IFL hires and trains tutors from within the community of the school or organization it’s working it to serve as early literacy interventionists.

At Ripple Rock, there’s currently one tutor working with 20 students in kindergarten and Grade 1. He holds a conference with the kids in the classroom for two hours each day, with conferences lasting about five minutes each.

Grover said these trained tutors can be almost as effective as a teacher because they’re laser focused on one activity.

“They don’t need to have classroom teaching experience or classroom management experience, they’re just helping kids decode words using a customer software application we’ve developed,” he said.

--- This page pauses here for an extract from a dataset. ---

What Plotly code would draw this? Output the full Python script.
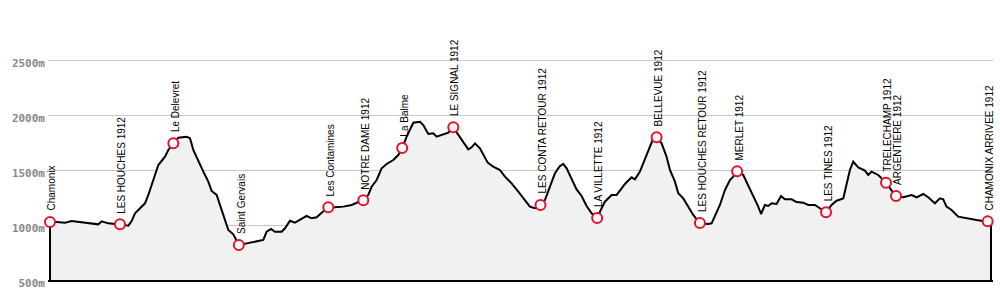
import plotly.graph_objects as go

# Profile: distance (km) and elevation (m)
dist = [0.0, 1.2, 2.7, 3.9, 5.1, 6.3, 7.5, 8.7, 9.3, 10.5, 11.7, 12.6, 14.1, 14.7, 15.3, 16.5, 17.1, 17.7,
        18.3, 18.9, 19.5, 20.7, 21.3, 22.2, 23.1, 24.6, 25.2, 25.8, 26.7, 27.6, 28.5, 29.1, 30.0, 30.6,
        31.5, 32.1, 33.0, 34.0, 35.4, 36.9, 38.4, 39.0, 39.8, 40.5, 41.7, 42.3, 43.2, 44.1, 45.3, 46.2,
        47.1, 48.0, 48.9, 50.1, 51.3, 52.8, 54.3, 55.2, 56.4, 57.3, 57.9, 58.8, 59.7, 60.6, 61.8, 62.7,
        63.4, 64.2, 64.8, 65.4, 66.6, 67.2, 68.1, 69.0, 69.6, 70.5, 71.7, 72.6, 73.5, 74.4, 75.3, 75.9,
        76.5, 77.4, 78.0, 78.8, 79.8, 81.0, 81.9, 83.1, 84.3, 85.2, 86.4, 87.3, 88.3, 89.1, 90.0, 90.9,
        91.8, 92.4, 93.0, 93.9, 94.8, 95.7, 96.6, 97.5, 98.5, 99.3, 99.9, 101.1, 102.0, 102.9, 103.5,
        104.7, 105.3, 106.2, 106.8, 107.4, 108.0, 108.6, 109.2, 110.1, 111.0, 111.6, 112.5, 113.1, 114.0,
        114.9, 115.8, 117.0, 118.5, 119.1, 119.7, 120.6, 121.5, 122.4, 123.0, 123.7, 124.8, 125.7, 126.6,
        127.5, 128.0, 128.7, 129.3, 129.9, 130.8, 131.6, 132.3, 133.5, 134.4, 135.6, 136.5, 137.7, 138.6,
        139.7, 140.7, 141.6, 142.8, 143.4, 144.0, 144.6, 145.5, 146.7, 147.3, 147.9, 149.1, 150.5, 151.5,
        152.3, 153.6, 155.1, 156.0, 157.2, 158.1, 159.3, 160.2, 160.8, 161.4, 162.3, 163.5, 165.0, 166.8,
        168.8, 169.4]
elev = [1030, 1027, 1021, 1036, 1027, 1018, 1012, 1006, 1033, 1015, 1009, 1006, 994, 1036, 1106, 1167, 1197, 1273,
        1364, 1439, 1545, 1621, 1682, 1743, 1794, 1803, 1788, 1682, 1576, 1485, 1394, 1309, 1273, 1182,
        1061, 955, 915, 818, 833, 848, 864, 939, 964, 939, 939, 970, 1039, 1021, 1052, 1082,
        1061, 1070, 1112, 1161, 1161, 1167, 1182, 1203, 1227, 1273, 1348, 1409, 1515, 1555, 1591, 1636,
        1697, 1803, 1864, 1930, 1939, 1909, 1827, 1833, 1803, 1818, 1839, 1888, 1818, 1758, 1688, 1706,
        1742, 1697, 1636, 1567, 1530, 1500, 1439, 1379, 1303, 1242, 1167, 1152, 1182, 1227, 1348, 1470,
        1536, 1555, 1515, 1424, 1324, 1264, 1173, 1106, 1067, 1152, 1212, 1273, 1273, 1333, 1373,
        1433, 1415, 1485, 1561, 1652, 1712, 1788, 1797, 1742, 1621, 1500, 1394, 1288, 1242,
        1167, 1091, 1015, 1009, 1015, 1076, 1182, 1318, 1409, 1439, 1488, 1455, 1364, 1258,
        1167, 1100, 1182, 1173, 1197, 1191, 1264, 1233, 1233, 1209, 1203, 1182, 1182, 1152,
        1115, 1182, 1221, 1242, 1379, 1500, 1576, 1524, 1494, 1455, 1485, 1455, 1385, 1318,
        1258, 1252, 1273, 1252, 1282, 1252, 1197, 1242, 1233, 1167, 1136, 1076, 1061, 1045,
        1030, 1030]

# Waypoints
wp_names = ["Chamonix", "LES HOUCHES 1912", "Le Delevret", "Saint Gervais", "Les Contamines",
            "NOTRE DAME 1912", "La Balme", "LE SIGNAL 1912", "LES CONTA RETOUR 1912",
            "LA VILLETTE 1912", "BELLEVUE 1912", "LES HOUCHES RETOUR 1912", "MERLET 1912",
            "LES TINES 1912", "TRELECHAMP 1912", "ARGENTIERE 1912", "CHAMONIX ARRIVEE 1912"]
wp_dist = [0.0, 12.6, 22.2, 34.0, 50.1, 56.4, 63.4, 72.6, 88.3, 98.5, 109.2, 117.0, 123.7,
           139.7, 150.5, 152.3, 168.8]
wp_elev = [1027, 1006, 1743, 818, 1161, 1224, 1700, 1888, 1182, 1064, 1797, 1018, 1488,
           1115, 1385, 1264, 1033]

y_ticks = [500, 1000, 1500, 2000, 2500]
y_tick_labels = ["500m", "1000m", "1500m", "2000m", "2500m"]

y_min = y_ticks[0]
px_per_m = 0.11
plot_h = 280
y_max = y_min + plot_h / px_per_m

fig = go.Figure()

fig.add_trace(go.Scatter(
    x=[dist[0]] + dist + [dist[-1]],
    y=[y_min] + elev + [y_min],
    mode="lines",
    line=dict(color="black", width=2),
    fill="toself",
    fillcolor="#f1f1f1",
    hoverinfo="skip",
    showlegend=False,
))

fig.add_trace(go.Scatter(
    x=wp_dist, y=wp_elev,
    mode="markers",
    marker=dict(size=10, color="white", line=dict(color="#e8102a", width=2)),
    cliponaxis=False,
    hoverinfo="skip",
    showlegend=False,
))

for n, xd, yd in zip(wp_names, wp_dist, wp_elev):
    fig.add_annotation(
        x=xd, y=yd, text=n, showarrow=False, textangle=-90,
        xanchor="center", yanchor="bottom", yshift=9, xshift=2,
        font=dict(family="Liberation Sans, Arial", size=10, color="black"),
    )

span = dist[-1] - dist[0]
pad = span / 941 * 2

fig.update_layout(
    width=1000, height=290,
    margin=dict(l=48, r=7, t=0, b=10),
    paper_bgcolor="white", plot_bgcolor="white",
    xaxis=dict(range=[dist[0] - pad, dist[-1] + pad], showgrid=False, zeroline=False,
               showticklabels=False, showline=True, linecolor="black", linewidth=2),
    yaxis=dict(range=[y_min, y_max], tickmode="array", tickvals=y_ticks, ticktext=y_tick_labels,
               showgrid=True, gridcolor="#c8c8c8", gridwidth=1, zeroline=False,
               tickfont=dict(family="DejaVu Sans Mono", size=11, color="#888888", weight="bold"),
               ticklabelstandoff=2, ticklabelshift=3),
)

fig.write_html("out.html")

“We scaffold these folks with the software, so they can help the children master the reading foundation and learn how to decode words. and how to develop the reading foundation they need in order to become fluent readers by the end of that first grade.”

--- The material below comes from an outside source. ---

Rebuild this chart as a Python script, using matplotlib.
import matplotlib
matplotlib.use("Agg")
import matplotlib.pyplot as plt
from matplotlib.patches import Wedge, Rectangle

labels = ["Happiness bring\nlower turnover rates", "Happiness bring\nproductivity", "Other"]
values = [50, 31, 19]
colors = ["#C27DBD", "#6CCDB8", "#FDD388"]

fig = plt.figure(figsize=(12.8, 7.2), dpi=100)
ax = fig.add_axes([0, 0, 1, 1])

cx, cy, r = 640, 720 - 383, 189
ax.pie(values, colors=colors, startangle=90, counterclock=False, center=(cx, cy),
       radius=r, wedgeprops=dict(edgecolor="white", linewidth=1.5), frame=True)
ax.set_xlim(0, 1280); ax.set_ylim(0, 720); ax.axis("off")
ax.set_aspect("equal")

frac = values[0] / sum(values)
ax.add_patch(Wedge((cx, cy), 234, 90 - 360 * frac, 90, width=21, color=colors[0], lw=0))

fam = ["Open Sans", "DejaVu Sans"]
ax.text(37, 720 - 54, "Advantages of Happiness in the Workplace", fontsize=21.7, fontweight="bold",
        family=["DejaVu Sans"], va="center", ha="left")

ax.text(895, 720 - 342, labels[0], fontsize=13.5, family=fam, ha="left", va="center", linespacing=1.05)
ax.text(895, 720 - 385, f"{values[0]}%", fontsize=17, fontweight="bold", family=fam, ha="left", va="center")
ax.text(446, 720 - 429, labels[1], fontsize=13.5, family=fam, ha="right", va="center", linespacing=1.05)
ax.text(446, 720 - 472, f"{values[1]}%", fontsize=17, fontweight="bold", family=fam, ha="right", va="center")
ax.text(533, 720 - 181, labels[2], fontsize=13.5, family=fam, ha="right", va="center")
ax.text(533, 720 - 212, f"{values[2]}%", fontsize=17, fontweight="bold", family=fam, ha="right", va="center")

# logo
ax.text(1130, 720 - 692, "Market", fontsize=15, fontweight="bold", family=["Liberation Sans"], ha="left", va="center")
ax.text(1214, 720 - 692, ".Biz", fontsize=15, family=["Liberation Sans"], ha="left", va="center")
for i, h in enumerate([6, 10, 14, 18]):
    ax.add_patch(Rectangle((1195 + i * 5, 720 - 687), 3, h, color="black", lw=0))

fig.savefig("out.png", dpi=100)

Andrea Ritchie, principal of Ripple Rock Elementary said the school has been happy to partner with Innovations for Learning to help in give students literacy support.

“Improving literacy is one of the goals of the district’s strategic plan and it can be difficult for teachers to provide one-on-one supports for those students who may need some extra help,” she said.

“While it is too early to comment on specific outcomes, our students at Ripple Rock are very engaged with the program and we anticipate that we will see an overall improvement in their grade-level reading proficiency.”

Since Ripple Rock started up with IFL, School District 60: Peace River North has also signed up, as has Tla-o-qui-aht First Nation on Vancouver Island’s West Coast.